My balcony affords me many things… A place to try and colour my thumbs green (sadly with sometimes tragic consequences)… A place from which to cloud gaze and merrily observe birds in flight… A place from which to admire my beloved stone church as its stained glass windows punctuate the dark… A place to whittle away the hours, fingers on keyboard… But perhaps most of all, it is here that I come to watch the world beneath go by and steal glimpses into the stories of others… Yes, I confess, I am incurably curious. I like to think it’s an occupational hazard. A relatively harmless one I hope.
But so it is, with this incurable curiosity, that I found myself an evening ago, glass of wine in hand, absorbed in a couple walking down my street.

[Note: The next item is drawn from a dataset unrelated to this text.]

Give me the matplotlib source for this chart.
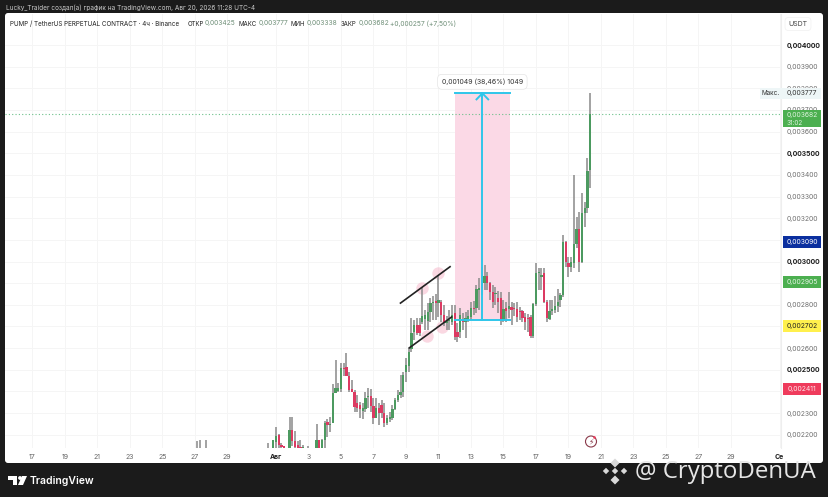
import matplotlib
matplotlib.use('Agg')
import matplotlib.pyplot as plt
from matplotlib.patches import Rectangle, FancyBboxPatch, Circle, Polygon

plt.rcParams['font.family'] = ['Inter', 'DejaVu Sans']

# 4h candles, slot number counted from the 1 Aug tick, prices in 1e-6 USDT
slots = [-29, -28, -26, -3, -1, 0, 1, 2, 3, 5, 6, 7, 8, 9, 10, 12, 15, 16, 17, 18, 19, 20,
         21, 22, 23, 24, 25, 26, 27, 28, 29, 30, 31, 32, 33, 34, 35, 36, 37, 38, 39, 40,
         41, 42, 43, 44, 45, 46, 47, 48, 49, 50, 51, 52, 53, 54, 55, 56, 57, 58, 59, 60,
         61, 62, 63, 64, 65, 66, 67, 68, 69, 70, 71, 72, 73, 74, 75, 76, 77, 78, 79, 80,
         81, 82, 83, 84, 85, 86, 87, 88, 89, 90, 91, 92, 93, 94, 95, 96, 97, 98, 99, 100,
         101, 102, 103, 104, 105, 106, 107, 108, 109, 110, 111, 112, 113, 114, 115, 116]
opens = [2090, 2100, 2110, 2110, 2139, 2166, 2199, 2152, 2148, 2120, 2222, 2171, 2152, 2143, 2139, 2135, 2125, 2176, 2130, 2176, 2259, 2245,
         2254, 2393, 2400, 2411, 2508, 2513, 2471, 2411, 2397, 2346, 2337, 2310, 2319, 2374, 2379, 2333, 2277, 2323, 2337, 2300,
         2254, 2273, 2277, 2319, 2360, 2383, 2397, 2490, 2517, 2596, 2675, 2707, 2707, 2721, 2735, 2725, 2767, 2808, 2818, 2808,
         2813, 2753, 2716, 2725, 2721, 2762, 2675, 2675, 2730, 2721, 2725, 2744, 2785, 2785, 2868, 2878, 2901, 2933, 2901, 2859,
         2850, 2832, 2832, 2730, 2785, 2781, 2790, 2785, 2781, 2772, 2772, 2744, 2739, 2744, 2656, 2804, 2947, 2929, 2947, 2813,
         2735, 2772, 2776, 2795, 2822, 2845, 3090, 2995, 2975, 2993, 3081, 3150, 2998, 3224, 3247, 3425]
highs = [2172, 2176, 2176, 2162, 2176, 2236, 2203, 2162, 2148, 2282, 2282, 2217, 2171, 2176, 2152, 2148, 2249, 2176, 2180, 2263, 2273, 2282,
         2434, 2545, 2439, 2531, 2531, 2577, 2490, 2453, 2406, 2383, 2351, 2346, 2397, 2416, 2411, 2370, 2370, 2346, 2360, 2346,
         2291, 2305, 2337, 2370, 2406, 2476, 2490, 2554, 2601, 2739, 2730, 2739, 2739, 2882, 2776, 2808, 2832, 2841, 2850, 2938,
         2822, 2799, 2749, 2776, 2799, 2799, 2716, 2785, 2762, 2767, 2776, 2813, 2818, 2892, 2924, 2975, 2984, 2952, 2905, 2892,
         2882, 2864, 2859, 2822, 2813, 2859, 2813, 2808, 2813, 2790, 2776, 2762, 2758, 2753, 2808, 2993, 2970, 2970, 2970, 2822,
         2822, 2822, 2841, 2873, 2855, 3123, 3095, 3021, 3021, 3400, 3206, 3229, 3316, 3275, 3478, 3777]
lows = [2080, 2085, 2090, 2100, 2130, 2135, 2130, 2130, 2130, 2110, 2148, 2130, 2125, 2130, 2130, 2130, 2120, 2120, 2125, 2130, 2189, 2212,
        2254, 2393, 2397, 2397, 2471, 2471, 2397, 2397, 2305, 2305, 2277, 2273, 2305, 2323, 2305, 2249, 2277, 2245, 2277, 2236,
        2245, 2259, 2268, 2314, 2351, 2370, 2374, 2443, 2490, 2582, 2637, 2661, 2656, 2712, 2684, 2684, 2721, 2730, 2730, 2744,
        2721, 2702, 2684, 2684, 2707, 2637, 2628, 2647, 2684, 2647, 2721, 2730, 2753, 2762, 2776, 2845, 2868, 2868, 2822, 2785,
        2799, 2762, 2707, 2721, 2721, 2739, 2707, 2749, 2721, 2730, 2721, 2684, 2675, 2647, 2647, 2795, 2868, 2868, 2808, 2721,
        2730, 2753, 2762, 2767, 2790, 2835, 2975, 2929, 2952, 2970, 3063, 2952, 2993, 3160, 3224, 3338]
closes = [2100, 2110, 2100, 2120, 2176, 2194, 2152, 2143, 2139, 2222, 2171, 2143, 2139, 2139, 2143, 2140, 2176, 2130, 2176, 2254, 2245, 2249,
          2393, 2416, 2416, 2508, 2504, 2471, 2406, 2397, 2328, 2323, 2319, 2323, 2370, 2379, 2333, 2277, 2323, 2300, 2300, 2254,
          2277, 2282, 2319, 2360, 2383, 2397, 2476, 2522, 2582, 2670, 2707, 2670, 2670, 2749, 2753, 2767, 2808, 2813, 2808, 2822,
          2753, 2716, 2725, 2730, 2753, 2651, 2651, 2753, 2721, 2739, 2749, 2785, 2781, 2873, 2878, 2915, 2933, 2901, 2859, 2813,
          2855, 2813, 2730, 2781, 2772, 2795, 2776, 2781, 2744, 2767, 2739, 2721, 2735, 2656, 2804, 2947, 2952, 2938, 2813, 2739,
          2772, 2781, 2795, 2813, 2845, 3090, 2998, 2975, 2998, 3081, 3150, 2998, 3224, 3247, 3418, 3682]

price_ticks = [2200, 2300, 2400, 2500, 2600, 2700, 2800, 2900, 3000, 3100, 3200, 3300, 3400, 3500,
               3600, 3700, 3800, 3900, 4000]
hidden_ticks = [2400, 2700, 2900, 3100]  # these sit under the order tags
date_ticks = [-15, -13, -11, -9, -7, -5, -3, 0, 2, 4, 6, 8, 10, 12, 14, 16, 18, 20, 22, 24, 26, 28, 31]
date_labels = ['17', '19', '21', '23', '25', '27', '29', 'Авг', '3', '5', '7', '9', '11', '13', '15', '17',
               '19', '21', '23', '25', '27', '29', 'Се']

# drawing tools, (day, price in 1e-6)
range_days = [11.0, 14.37]
range_prices = [2728, 3777]
arrow_day = 12.7
upper_line = ([7.66, 10.71], [2808, 2976])
lower_line = ([8.2, 10.81], [2601, 2744])
circle_days = [8.98, 9.97, 9.32, 10.2]
circle_prices = [2878, 2947, 2656, 2698]

# order lines on the price scale
tags = [(3090, '#0b2f9f', 'white'), (2905, '#4caf50', '#e6f5e6'), (2702, '#fff04d', '#222222'), (2411, '#ef3b5c', '#ffe6ea')]

W, H = 829, 497
fig = plt.figure(figsize=(W / 100, H / 100), dpi=100, facecolor='#1b1b1b')

# page furniture in pixel coordinates
bg = fig.add_axes([0, 0, 1, 1], zorder=0)
bg.set_xlim(0, W)
bg.set_ylim(H, 0)
bg.axis('off')
bg.add_patch(FancyBboxPatch((5, 13), 818, 450, boxstyle='round,pad=0,rounding_size=3', fc='white', ec='none'))

L, R, T, B = 5, 781, 14, 448
ax = fig.add_axes([L / W, 1 - B / H, (R - L) / W, (B - T) / H], zorder=1)
ax.patch.set_alpha(0)
x_per_px = 1 / 16.25
ax.set_xlim((L - 276) * x_per_px, (R - 276) * x_per_px)
ax.set_ylim(4208 - 4.619 * B, 4208 - 4.619 * T)
for s in ax.spines.values():
    s.set_visible(False)
ax.spines['right'].set_visible(True)
ax.spines['right'].set_color('#eeeeee')
ax.spines['right'].set_linewidth(0.8)

ax.grid(True, color='#f5f5f5', lw=0.7)
ax.set_axisbelow(True)
ax.yaxis.tick_right()
ax.set_yticks(price_ticks)
ax.set_yticklabels(['' if p in hidden_ticks else '0,00%d' % p for p in price_ticks], fontsize=4.9)
for lab, p in zip(ax.get_yticklabels(), price_ticks):
    if p % 500 == 0:
        lab.set_fontweight('bold')
        lab.set_color('#222222')
    else:
        lab.set_color('#6f6f6f')
ax.set_xticks(date_ticks)
ax.set_xticklabels(date_labels, fontsize=5.0, color='#666666')
ax.get_xticklabels()[date_labels.index('Авг')].set_fontweight('bold')
ax.get_xticklabels()[date_labels.index('Авг')].set_color('#222222')
ax.get_xticklabels()[-1].set_fontweight('bold')
ax.get_xticklabels()[-1].set_color('#222222')
ax.tick_params(axis='both', length=0)
ax.tick_params(axis='y', pad=4)
ax.tick_params(axis='x', pad=4.5)

# range measure
ax.fill_between(range_days, range_prices[0], range_prices[1], color='#fbd9e6', lw=0, zorder=1)
ax.plot(range_days, [range_prices[0]] * 2, color='#2fc6ea', lw=1.4, zorder=4)
ax.plot(range_days, [range_prices[1]] * 2, color='#2fc6ea', lw=1.4, zorder=4)
ax.plot([arrow_day, arrow_day], range_prices, color='#2fc6ea', lw=1.4, zorder=4)
ax.plot([arrow_day - 0.36, arrow_day, arrow_day + 0.36],
        [range_prices[1] - 28, range_prices[1], range_prices[1] - 28], color='#2fc6ea', lw=1.4, zorder=4)
ax.text(arrow_day, 3830, '0,001049 (38,46%) 1049', ha='center', va='center', fontsize=5.0, color='#333333', zorder=6,
        bbox=dict(boxstyle='round,pad=0.6', fc='white', ec='#e4e4e4', lw=0.5))

# candles
days = [s / 6 for s in slots]
body_bottom = [min(o, c) for o, c in zip(opens, closes)]
body_height = [max(abs(c - o), 3) for o, c in zip(opens, closes)]
colors = ['#4c9a60' if c >= o else '#dc3a62' for o, c in zip(opens, closes)]
ax.scatter(circle_days, circle_prices, s=80, color='#f4a9c0', alpha=0.45, lw=0, zorder=2)
ax.vlines(days, lows, highs, color='#8e8e8e', lw=1.15, zorder=3)
ax.bar(days, body_height, bottom=body_bottom, width=0.14, color=colors, lw=0, zorder=3.5)

ax.plot(*upper_line, color='#222222', lw=1.2, zorder=5)
ax.plot(*lower_line, color='#222222', lw=1.2, zorder=5)

# last price line
ax.axhline(closes[-1], color='#6cc08a', lw=0.8, ls=(0, (1, 2)), zorder=2)

# price tags on the axis
trans = ax.get_yaxis_transform()
tx0 = (783 - L) / (R - L)
tw = 38 / (R - L)
for price, fc, fg in tags:
    ax.add_patch(Rectangle((tx0, price - 26), tw, 52, transform=trans, fc=fc, ec='none', clip_on=False, zorder=7))
    ax.text(tx0 + tw / 2, price, '0,00%d' % price, transform=trans, ha='center', va='center', fontsize=4.9,
            color=fg, clip_on=False, zorder=8)
# high marker
mx0 = (760 - L) / (R - L)
ax.add_patch(Rectangle((mx0, 3777 - 26), (821 - 760) / (R - L), 52, transform=trans, fc='#eef6f7', ec='none',
                       clip_on=False, zorder=7))
ax.text((762 - L) / (R - L), 3777, 'Макс.', transform=trans, va='center', fontsize=4.6, color='#333333', zorder=8)
ax.text(tx0 + tw / 2, 3777, '0,003777', transform=trans, ha='center', va='center', fontsize=4.9, color='#333333',
        clip_on=False, zorder=8)
# last price tag
ax.add_patch(Rectangle((tx0, 3621), tw, 79, transform=trans, fc='#4caf50', ec='none', clip_on=False, zorder=7))
ax.text(tx0 + tw / 2, 3677, '0,003682', transform=trans, ha='center', va='center', fontsize=4.9, color='#dff3df',
        clip_on=False, zorder=8)
ax.text(tx0 + 0.004, 3641, '31:02', transform=trans, ha='left', va='center', fontsize=4.6, color='#dff3df',
        clip_on=False, zorder=8)

# overlay for header and footer text
top = fig.add_axes([0, 0, 1, 1], zorder=2)
top.set_xlim(0, W)
top.set_ylim(H, 0)
top.axis('off')
top.patch.set_alpha(0)

top.text(6, 8, 'Lucky_Traider создал(а) график на TradingView.com, Авг 20, 2026 11:28 UTC-4', fontsize=4.65,
         color='#c9c9c9', va='center')
top.text(10, 23.5, 'PUMP / TetherUS PERPETUAL CONTRACT · 4ч · Binance', fontsize=4.55, color='#222222', va='center')
for x, s in [(188, 'ОТКР'), (239, 'МАКС'), (291, 'МИН'), (341, 'ЗАКР')]:
    top.text(x, 23.5, s, fontsize=4.4, color='#222222', va='center')
for x, s in [(205, '0,003425'), (259, '0,003777'), (307, '0,003338'), (359, '0,003682'), (390, '+0,000257 (+7,50%)')]:
    top.text(x, 23.5, s, fontsize=4.8, color='#6f8f78', va='center')

top.text(798, 24, 'USDT', fontsize=5, color='#444444', ha='center', va='center',
         bbox=dict(boxstyle='round,pad=0.5', fc='white', ec='#f0f0f0', lw=0.5))

# alert icon
top.add_patch(Circle((591, 441.5), 5.5, fc='white', ec='#8a3a4a', lw=0.8))
top.text(591, 441.5, '⚡', fontsize=5.5, color='#8a3a4a', ha='center', va='center', family='DejaVu Sans')
top.add_patch(Circle((594.5, 437.5), 1.3, fc='#ef3b5c', ec='none'))

# TradingView mark and name
top.add_patch(Polygon([(8, 476), (17, 476), (17, 485), (13, 485), (13, 480), (8, 480)], fc='white', ec='none'))
top.add_patch(Circle((20, 478), 1.9, fc='white', ec='none'))
top.add_patch(Polygon([(22, 476), (27, 476), (23, 485), (18, 485)], fc='white', ec='none'))
top.text(30, 480.5, 'TradingView', fontsize=7.5, fontweight='semibold', color='white', va='center')

# watermark
for cx, cy, r in [(615, 463, 4.5), (606, 471, 3.2), (624, 471, 3.2), (615, 471, 3.2), (615, 480, 4.5)]:
    top.add_patch(Polygon([(cx - r, cy), (cx, cy - r), (cx + r, cy), (cx, cy + r)], fc='#d9d9d9', ec='none'))
top.text(635, 472, '@ CryptoDenUA', fontsize=17.3, color='#e6e6e6', va='center', family=['Open Sans', 'DejaVu Sans'])

fig.savefig('out.png', dpi=100, facecolor=fig.get_facecolor())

Hand in hand, they came to a halt at the gate of the flats on the other side. There they placed their hands on each other’s faces and kissed, illuminated by the streetlight. They knew not that I was intruding on their tender moment. I suspect for them, so consumed as they were by the locking of lips, surely the rest of existence had fallen away. It seemed a fitting farewell for the two young lovers. Till they meet again. But instead of seeing her off at the gate, the kiss finally ended, and once again their fingers intertwined and off they strolled beyond my scope. This was no goodbye. It was an intervention against time, the world stilled so that two lovers could share a kiss before starting the clock yet again.
I thanked the universe for this pearl. I’d forgotten just what a simple kiss could mean. I grew nostalgic and thought back to my own first kiss. My formative years were spent pining for the dark and brooding figures in Bronte novels… Like Harlequin Romances, they filled my head with Rochesters and Heathcliffs and I imagined a life on the moors, me the deeply misunderstood governess where still waters ran deep. As such, years went by where I had very little interest in actual boys, ofttimes bordering on faint disdain, and very nearly made it to sweet sixteen and never been kissed. But then, eventually, a very sweet boy happened upon my path and would soon come to steal my heart. One lazy Summer’s afternoon, as we nestled together in a hammock talking about everything and nothing in particular, I was kissed for the first time by a boy.
So today, wherever you may be, sweet, sweet boy, my first love, I thank you for the gift of a kiss. The Bronte sisters never prepared me for you.